== Request ==
Print, word for word, the opening line of the data below and every line after it through the line that contains "1200).attr('height', 75).attr('fill', '#fdfdfd');", but not the pictures.

== Available data ==
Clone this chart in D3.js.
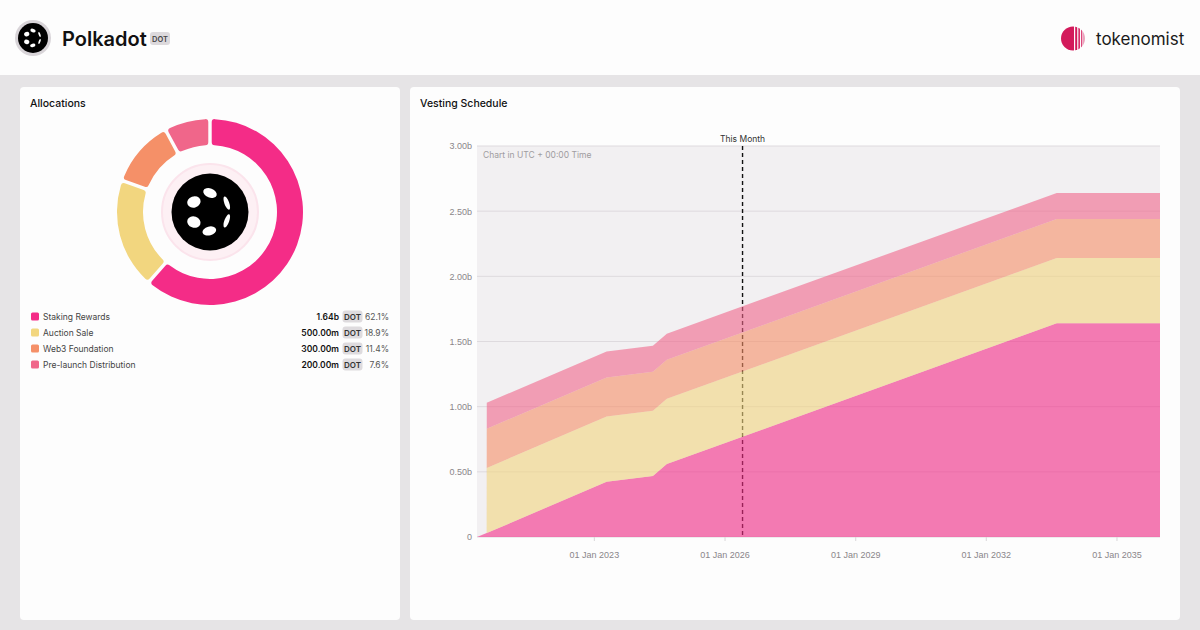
<!DOCTYPE html>
<html>
<head>
<meta charset="utf-8">
<script src="https://cdn.jsdelivr.net/npm/d3@7"></script>
<style>
  html, body { margin: 0; padding: 0; background: #e6e4e6; }
  svg { display: block; font-family: Inter, "Noto Sans", sans-serif; }
  .axis text { fill: #8a868a; font-size: 9px; }
  .axis line { stroke: #d9d6d9; }
  .axis path { display: none; }
</style>
</head>
<body>
<svg id="chart" width="1200" height="630"></svg>
<script>
// allocations
const categories = ['Staking Rewards', 'Auction Sale', 'Web3 Foundation', 'Pre-launch Distribution'];
const allocations = [1.64e9, 500e6, 300e6, 200e6];
const amountLabels = ['1.64b', '500.00m', '300.00m', '200.00m'];
const shareLabels = ['62.1%', '18.9%', '11.4%', '7.6%'];
const colors = ['#f42c87', '#f2d67f', '#f59068', '#f0668a'];

// vesting schedule (billions of DOT, cumulative unlocked)
const vestDates = ['2020-04-26', '2020-07-16', '2020-07-17', '2023-04-18', '2024-05-10', '2024-09-04', '2033-08-18', '2036-01-01'];
const stakingRewards = [0, 0.03, 0.03, 0.424, 0.468, 0.56, 1.64, 1.64];
const auctionSale = [0, 0, 0.5, 0.5, 0.5, 0.5, 0.5, 0.5];
const web3Foundation = [0, 0, 0.3, 0.3, 0.3, 0.3, 0.3, 0.3];
const preLaunch = [0, 0, 0.2, 0.2, 0.2, 0.2, 0.2, 0.2];
const yTicks = [0, 0.5, 1, 1.5, 2, 2.5, 3];
const xTickYears = [2023, 2026, 2029, 2032, 2035];
const thisMonth = '2026-06-01';

const svg = d3.select('#chart');

// header
svg.append('rect').attr('width', 1200).attr('height', 75).attr('fill', '#fdfdfd');

function polkadotMark(g, r) {
  g.append('circle').attr('r', r).attr('fill', '#000');
  const s = r / 38.5;
  const dots = [
    { a: -90, rx: 7, ry: 4.6, rot: 20 },
    { a: -148, rx: 6.8, ry: 5.6, rot: -20 },
    { a: 148, rx: 6.8, ry: 5.6, rot: 20 },
    { a: 92, rx: 7, ry: 4.4, rot: -15 },
    { a: 28, rx: 2.4, ry: 7, rot: 20 },
    { a: -28, rx: 2.4, ry: 7, rot: -20 },
  ];
  dots.forEach((d) => {
    const rad = d.a * Math.PI / 180;
    const cx = Math.cos(rad) * 19 * s;
    const cy = Math.sin(rad) * 19 * s;
    g.append('ellipse')
      .attr('cx', cx)
      .attr('cy', cy)
      .attr('rx', d.rx * s)
      .attr('ry', d.ry * s)
      .attr('transform', `rotate(${d.rot} ${cx} ${cy})`)
      .attr('fill', '#fff');
  });
}

const headLogo = svg.append('g').attr('transform', 'translate(33,38)');
headLogo.append('circle').attr('r', 18).attr('fill', '#d8d4d8');
polkadotMark(headLogo, 15);

svg.append('text').attr('x', 62).attr('y', 46).attr('font-size', 20).attr('font-weight', 600)
  .attr('fill', '#111').text('Polkadot');
svg.append('rect').attr('x', 150).attr('y', 32).attr('width', 20).attr('height', 13).attr('rx', 3).attr('fill', '#dcd9dc');
svg.append('text').attr('x', 160).attr('y', 41.5).attr('text-anchor', 'middle').attr('font-size', 7.5)
  .attr('font-weight', 600).attr('fill', '#444').text('DOT');

// tokenomist brand
const defs = svg.append('defs');
defs.append('clipPath').attr('id', 'brandClip').append('circle').attr('cx', 1073).attr('cy', 38.5).attr('r', 12);
const brand = svg.append('g').attr('clip-path', 'url(#brandClip)');
brand.append('rect').attr('x', 1061).attr('y', 26).attr('width', 13).attr('height', 25).attr('fill', '#d31a5b');
[[1075.2, 2], [1078.4, 1.5], [1081.2, 1.1], [1083.6, 0.8]].forEach(([bx, w]) => {
  brand.append('rect').attr('x', bx).attr('y', 26).attr('width', w).attr('height', 25).attr('fill', '#d31a5b');
});
svg.append('text').attr('x', 1096).attr('y', 44.5).attr('font-size', 17).attr('fill', '#1a1a1a').text('tokenomist');

// panels
svg.append('rect').attr('x', 20).attr('y', 87).attr('width', 380).attr('height', 533).attr('rx', 4).attr('fill', '#fdfdfd');
svg.append('rect').attr('x', 410).attr('y', 87).attr('width', 770).attr('height', 533).attr('rx', 4).attr('fill', '#fdfdfd');
svg.append('text').attr('x', 30).attr('y', 107).attr('font-size', 10.5).attr('font-weight', 500).attr('fill', '#111').text('Allocations');
svg.append('text').attr('x', 420).attr('y', 107).attr('font-size', 10.5).attr('font-weight', 500).attr('fill', '#111').text('Vesting Schedule');

// donut
const donut = svg.append('g').attr('transform', 'translate(210,212)');
const pie = d3.pie().sort(null).value((d) => d).padAngle(0.03);
const arc = d3.arc().innerRadius(67).outerRadius(93).cornerRadius(3);
donut.selectAll('path')
  .data(pie(allocations))
  .enter()
    .append('path')
    .attr('d', arc)
    .attr('fill', (d, i) => colors[i]);
donut.append('circle').attr('r', 48).attr('fill', '#fdf0f4').attr('stroke', '#fbe4ec').attr('stroke-width', 2);
polkadotMark(donut.append('g'), 38.5);

// legend
const legend = svg.append('g');
const rows = legend.selectAll('g')
  .data(categories)
  .enter()
    .append('g')
    .attr('transform', (d, i) => `translate(0,${316.5 + i * 16})`);
rows.append('rect').attr('x', 31).attr('y', -4).attr('width', 8).attr('height', 8).attr('rx', 1.5)
  .attr('fill', (d, i) => colors[i]);
rows.append('text').attr('x', 43).attr('y', 3).attr('font-size', 8.5).attr('fill', '#444').text((d) => d);
rows.append('text').attr('x', 339).attr('y', 3).attr('text-anchor', 'end').attr('font-size', 8.5)
  .attr('font-weight', 600).attr('fill', '#111').text((d, i) => amountLabels[i]);
rows.append('rect').attr('x', 342.5).attr('y', -6).attr('width', 20).attr('height', 12).attr('rx', 3).attr('fill', '#dedbde');
rows.append('text').attr('x', 352.5).attr('y', 3).attr('text-anchor', 'middle').attr('font-size', 8)
  .attr('font-weight', 600).attr('fill', '#333').text('DOT');
rows.append('text').attr('x', 389).attr('y', 3).attr('text-anchor', 'end').attr('font-size', 8.5)
  .attr('fill', '#555').text((d, i) => shareLabels[i]);

// vesting chart
const plot = { left: 477, right: 1160, top: 146, bottom: 537 };
const dates = vestDates.map((d) => new Date(d + 'T00:00:00Z'));
const x = d3.scaleUtc().domain(d3.extent(dates)).range([plot.left, plot.right]);
const y = d3.scaleLinear().domain([0, 3]).range([plot.bottom, plot.top]);

svg.append('rect').attr('x', plot.left).attr('y', plot.top)
  .attr('width', plot.right - plot.left).attr('height', plot.bottom - plot.top).attr('fill', '#f2f0f2');

svg.append('g').selectAll('line')
  .data(yTicks)
  .enter()
    .append('line')
    .attr('x1', plot.left).attr('x2', plot.right)
    .attr('y1', (d) => y(d)).attr('y2', (d) => y(d))
    .attr('stroke', '#dedade').attr('stroke-width', 1);

const nowX = x(new Date(thisMonth + 'T00:00:00Z'));
svg.append('line').attr('x1', nowX).attr('x2', nowX).attr('y1', plot.top).attr('y2', plot.bottom)
  .attr('stroke', '#111').attr('stroke-width', 1.4).attr('stroke-dasharray', '4,3');
svg.append('text').attr('x', nowX).attr('y', 142).attr('text-anchor', 'middle').attr('font-size', 8.5)
  .attr('fill', '#333').text('This Month');

const table = dates.map((d, i) => ({
  date: d,
  s0: stakingRewards[i],
  s1: auctionSale[i],
  s2: web3Foundation[i],
  s3: preLaunch[i],
}));
const stack = d3.stack().keys(['s0', 's1', 's2', 's3']);
const area = d3.area()
  .x((d) => x(d.data.date))
  .y0((d) => y(d[0]))
  .y1((d) => y(d[1]));
svg.append('g').selectAll('path')
  .data(stack(table))
  .enter()
    .append('path')
    .attr('d', area)
    .attr('fill', (d, i) => colors[i])
    .attr('fill-opacity', 0.6);

svg.append('text').attr('x', 483).attr('y', 158).attr('font-size', 8.5).attr('fill', '#a09ca0')
  .text('Chart in UTC + 00:00 Time');

svg.append('g')
  .attr('class', 'axis')
  .attr('transform', `translate(0,${plot.bottom})`)
  .call(d3.axisBottom(x)
    .tickValues(xTickYears.map((yr) => new Date(Date.UTC(yr, 0, 1))))
    .tickFormat(d3.utcFormat('%d %b %Y'))
    .tickSize(4)
    .tickPadding(11));

svg.append('g')
  .attr('class', 'axis')
  .attr('transform', `translate(${plot.left},0)`)
  .call(d3.axisLeft(y)
    .tickValues(yTicks)
    .tickFormat((v) => (v === 0 ? '0' : v.toFixed(2) + 'b'))
    .tickSize(0)
    .tickPadding(5));
</script>
</body>
</html>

== Result of this task ==
Clone this chart in D3.js.
<!DOCTYPE html>
<html>
<head>
<meta charset="utf-8">
<script src="https://cdn.jsdelivr.net/npm/d3@7"></script>
<style>
  html, body { margin: 0; padding: 0; background: #e6e4e6; }
  svg { display: block; font-family: Inter, "Noto Sans", sans-serif; }
  .axis text { fill: #8a868a; font-size: 9px; }
  .axis line { stroke: #d9d6d9; }
  .axis path { display: none; }
</style>
</head>
<body>
<svg id="chart" width="1200" height="630"></svg>
<script>
// allocations
const categories = ['Staking Rewards', 'Auction Sale', 'Web3 Foundation', 'Pre-launch Distribution'];
const allocations = [1.64e9, 500e6, 300e6, 200e6];
const amountLabels = ['1.64b', '500.00m', '300.00m', '200.00m'];
const shareLabels = ['62.1%', '18.9%', '11.4%', '7.6%'];
const colors = ['#f42c87', '#f2d67f', '#f59068', '#f0668a'];

// vesting schedule (billions of DOT, cumulative unlocked)
const vestDates = ['2020-04-26', '2020-07-16', '2020-07-17', '2023-04-18', '2024-05-10', '2024-09-04', '2033-08-18', '2036-01-01'];
const stakingRewards = [0, 0.03, 0.03, 0.424, 0.468, 0.56, 1.64, 1.64];
const auctionSale = [0, 0, 0.5, 0.5, 0.5, 0.5, 0.5, 0.5];
const web3Foundation = [0, 0, 0.3, 0.3, 0.3, 0.3, 0.3, 0.3];
const preLaunch = [0, 0, 0.2, 0.2, 0.2, 0.2, 0.2, 0.2];
const yTicks = [0, 0.5, 1, 1.5, 2, 2.5, 3];
const xTickYears = [2023, 2026, 2029, 2032, 2035];
const thisMonth = '2026-06-01';

const svg = d3.select('#chart');

// header
svg.append('rect').attr('width', 1200).attr('height', 75).attr('fill', '#fdfdfd');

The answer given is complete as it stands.